И узбек рассказал мне свою историю. Оказалось, что еще полгода назад он вовсе не был младшим егерем Общества, а преспокойно дворничал на столичных улицах вместе с другими среднеазиатскими гастарбайтерами, которые прибывают в Москву в чуть меньших количествах, чем узбекские дыни, но в отличие от дынь прекрасно приживаются. К тому же эти теплолюбивые дети юга так боятся русской зимы, что гораздо эффективнее коренных россиян справляются с уборкой снега и льда. Не говоря уже о том энтузиазме, с которым они посыпают столицу песком, пытаясь таким нехитрым способом придать Москве хоть какое-то сходство с милыми их сердцу Каракумами. Тем не менее в Общество Хан попал не за дворницкие таланты, а благодаря тому, что даже вдали от родины продолжал чтить ее традиции и историю. Случилось это в один из холодных февральских дней, когда он решил использовать выпавший ему выходной для того, чтобы поесть настоящего домашнего плова. Подавали это кушанье в какой-то задрипанной забегаловке на ВВЦ, до которой Хану предстояло пройти примерно полкилометра от центрального входа под осыпавшими его голову густыми снежными хлопьями, крупными и плотными, как созревшие плоды узбекского хлопка. Вдруг примерно в середине нелегкого пути он услышал чей-то жалобный голос: «О Аллах! Как же здесь холодно!» Гастарбайтер остановился как вкопанный и стал оглядываться, ища замерзающего земляка. Как ни странно, вблизи от него никого не оказалось. Если не считать закутанного, как немец под Сталинградом, понурого парня и несчастного ослика, покрытого толстым слоем снега от кончика носа до кончика хвоста.

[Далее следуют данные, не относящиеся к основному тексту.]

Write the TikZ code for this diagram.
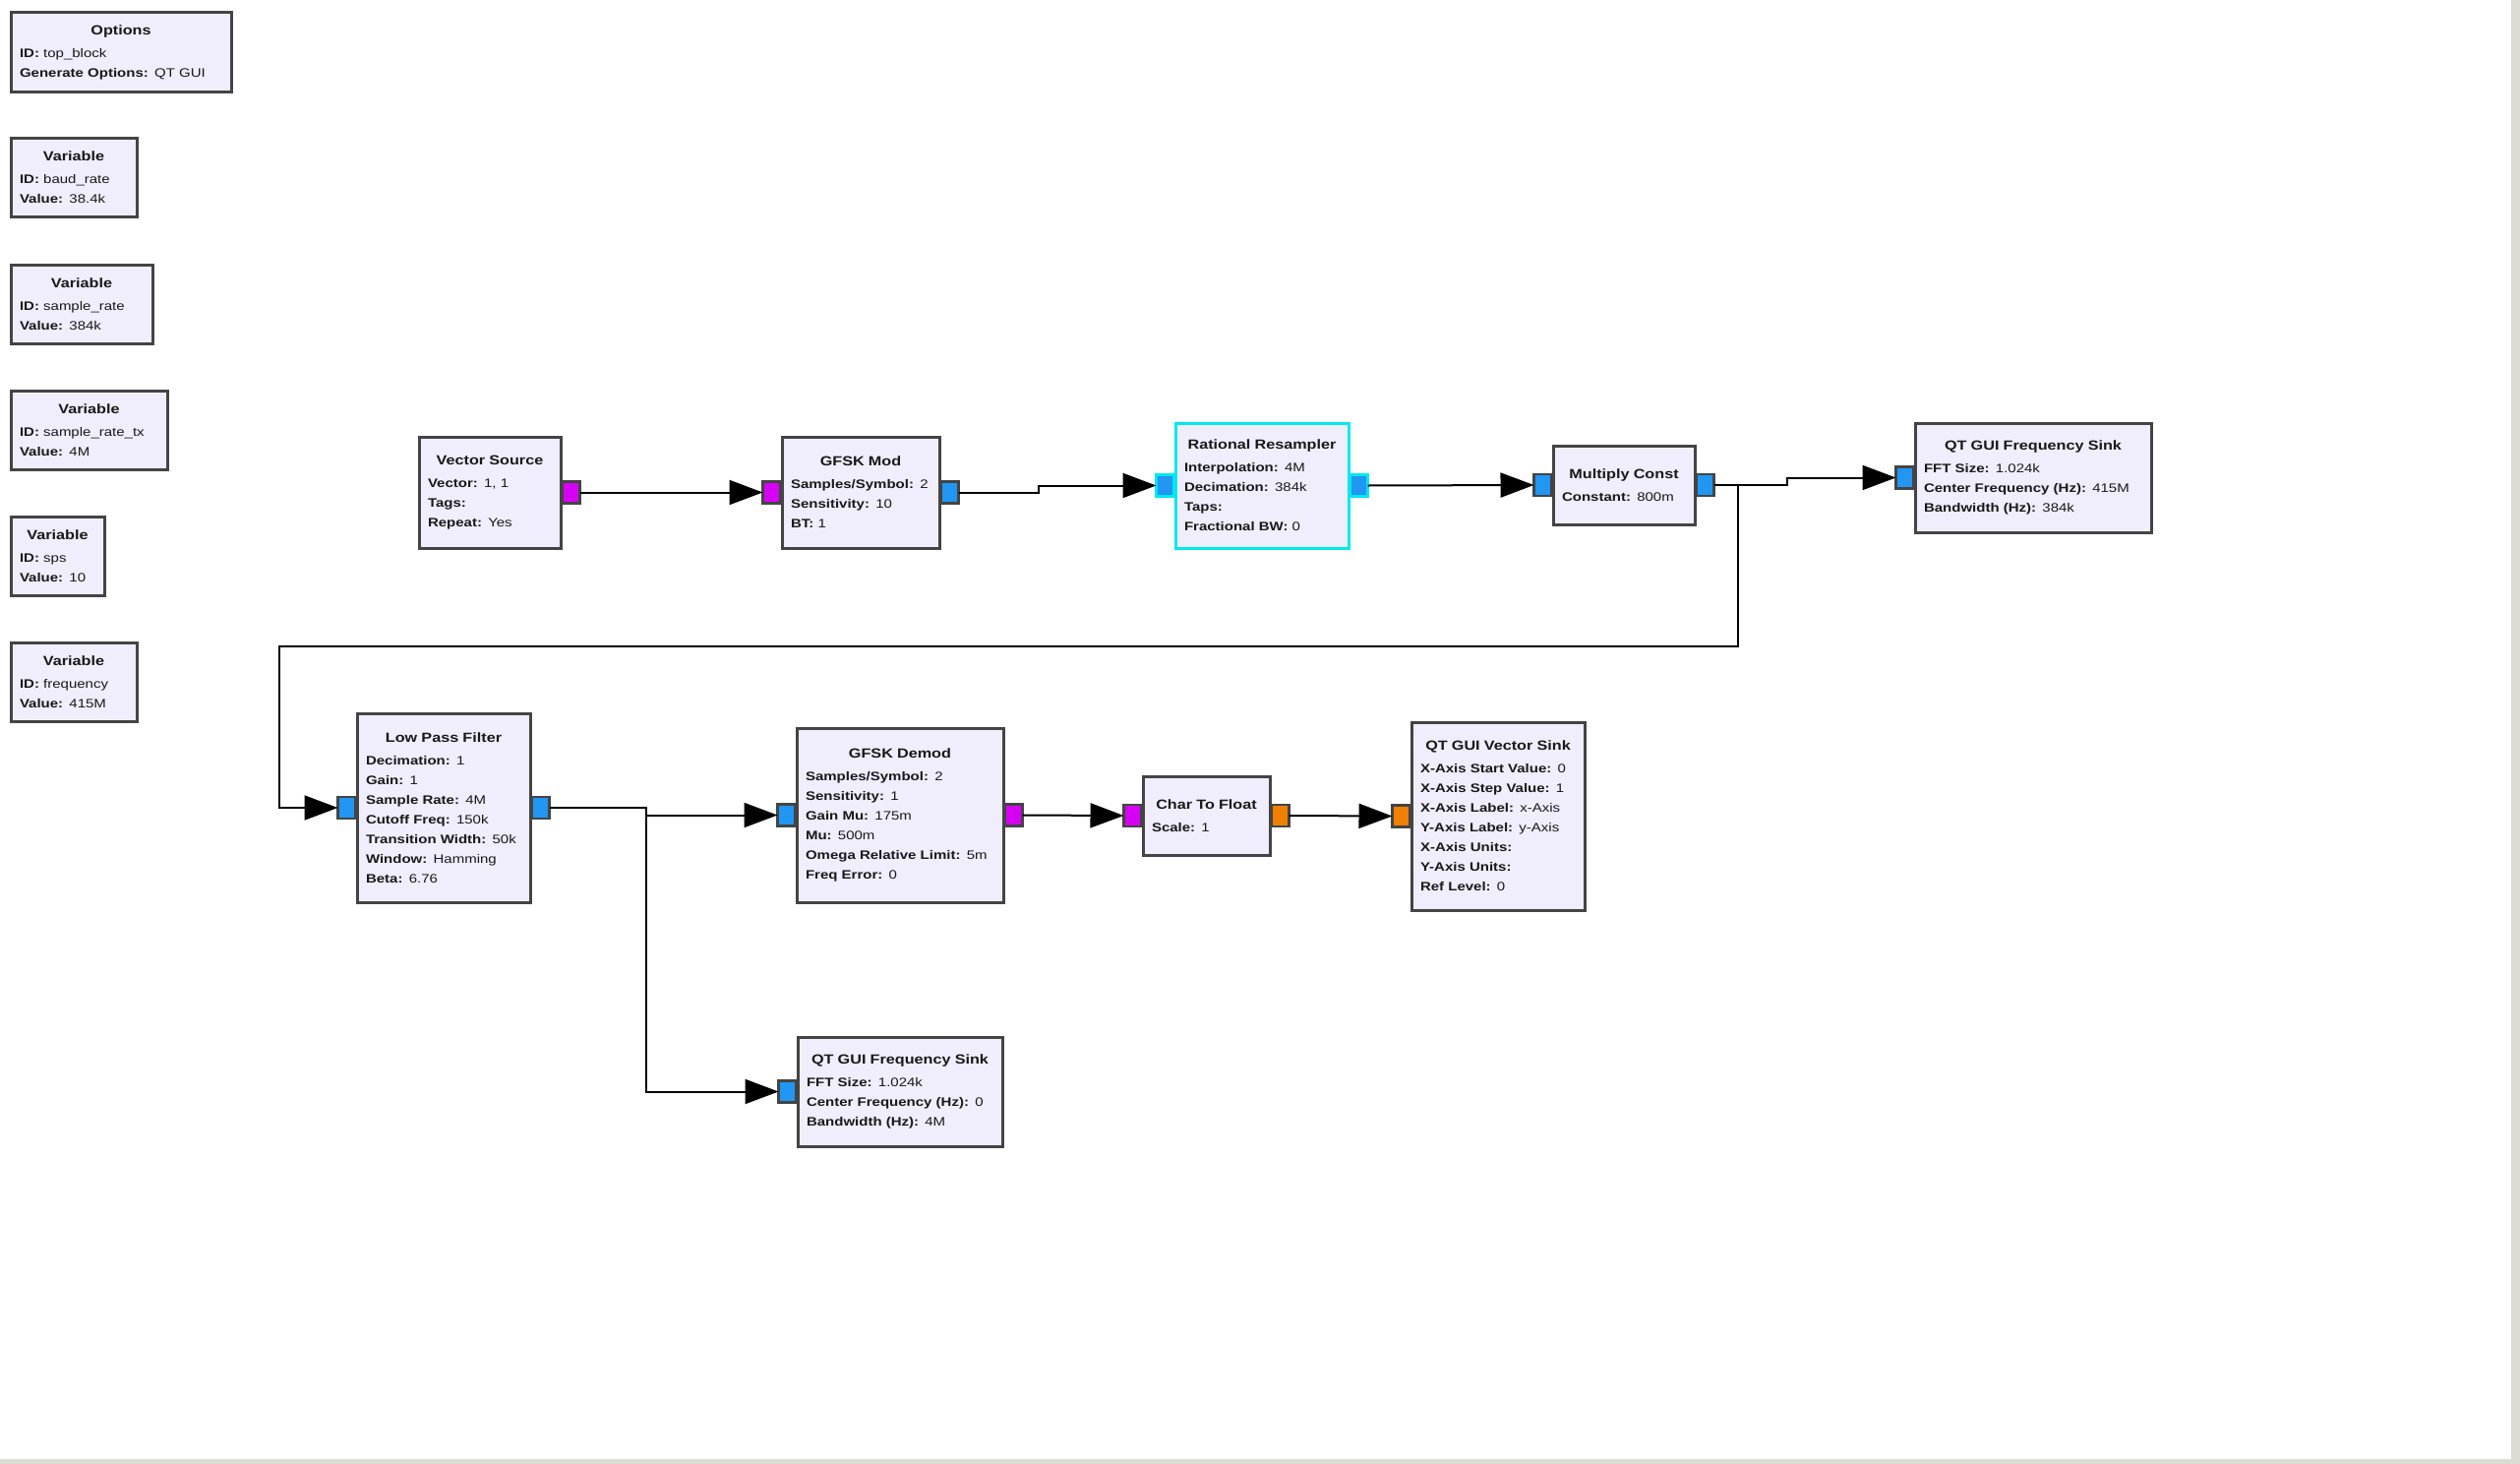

– Что, мужик, хочешь на осле покататься? – без особой надежды обратился к Хану эксплуататор животных. – Давай! Вспомни родину!
Голос у юноши был молодой и по-московски акающий. То есть он никак не мог принадлежать тому человеку, который только что где-то рядом помянул всеблагого. Хан уже собрался пойти своей дорогой, как вдруг снова услышал:
– Соглашайся, ака! Может, этот гад мне тогда хоть спину почистит.
Узбек не поверил своим ушам. Во-первых, говоривший обратился явно к нему. Во-вторых, сделал это на чагатайском, то есть староузбекском, наречии. А в-третьих, и это было самое невероятное, кроме осла, сказать эту фразу было просто некому. Не знаю, как бы я сам повел себя на месте Хана, но он, на мой взгляд, поступил совершенно логично. Решив, что его постигла русская разновидность теплового удара, а именно – некое морозное помешательство, поспешил убраться от странной парочки и сбежал кушать свой плов. И тем не менее странная встреча всю трапезу не давала ему покоя. Поэтому, расплатившись, Хан разузнал у хозяев заведения, в какой части ВВЦ содержатся используемые для катания животные, и отправился туда, чтобы еще раз увидеть диковинного осла.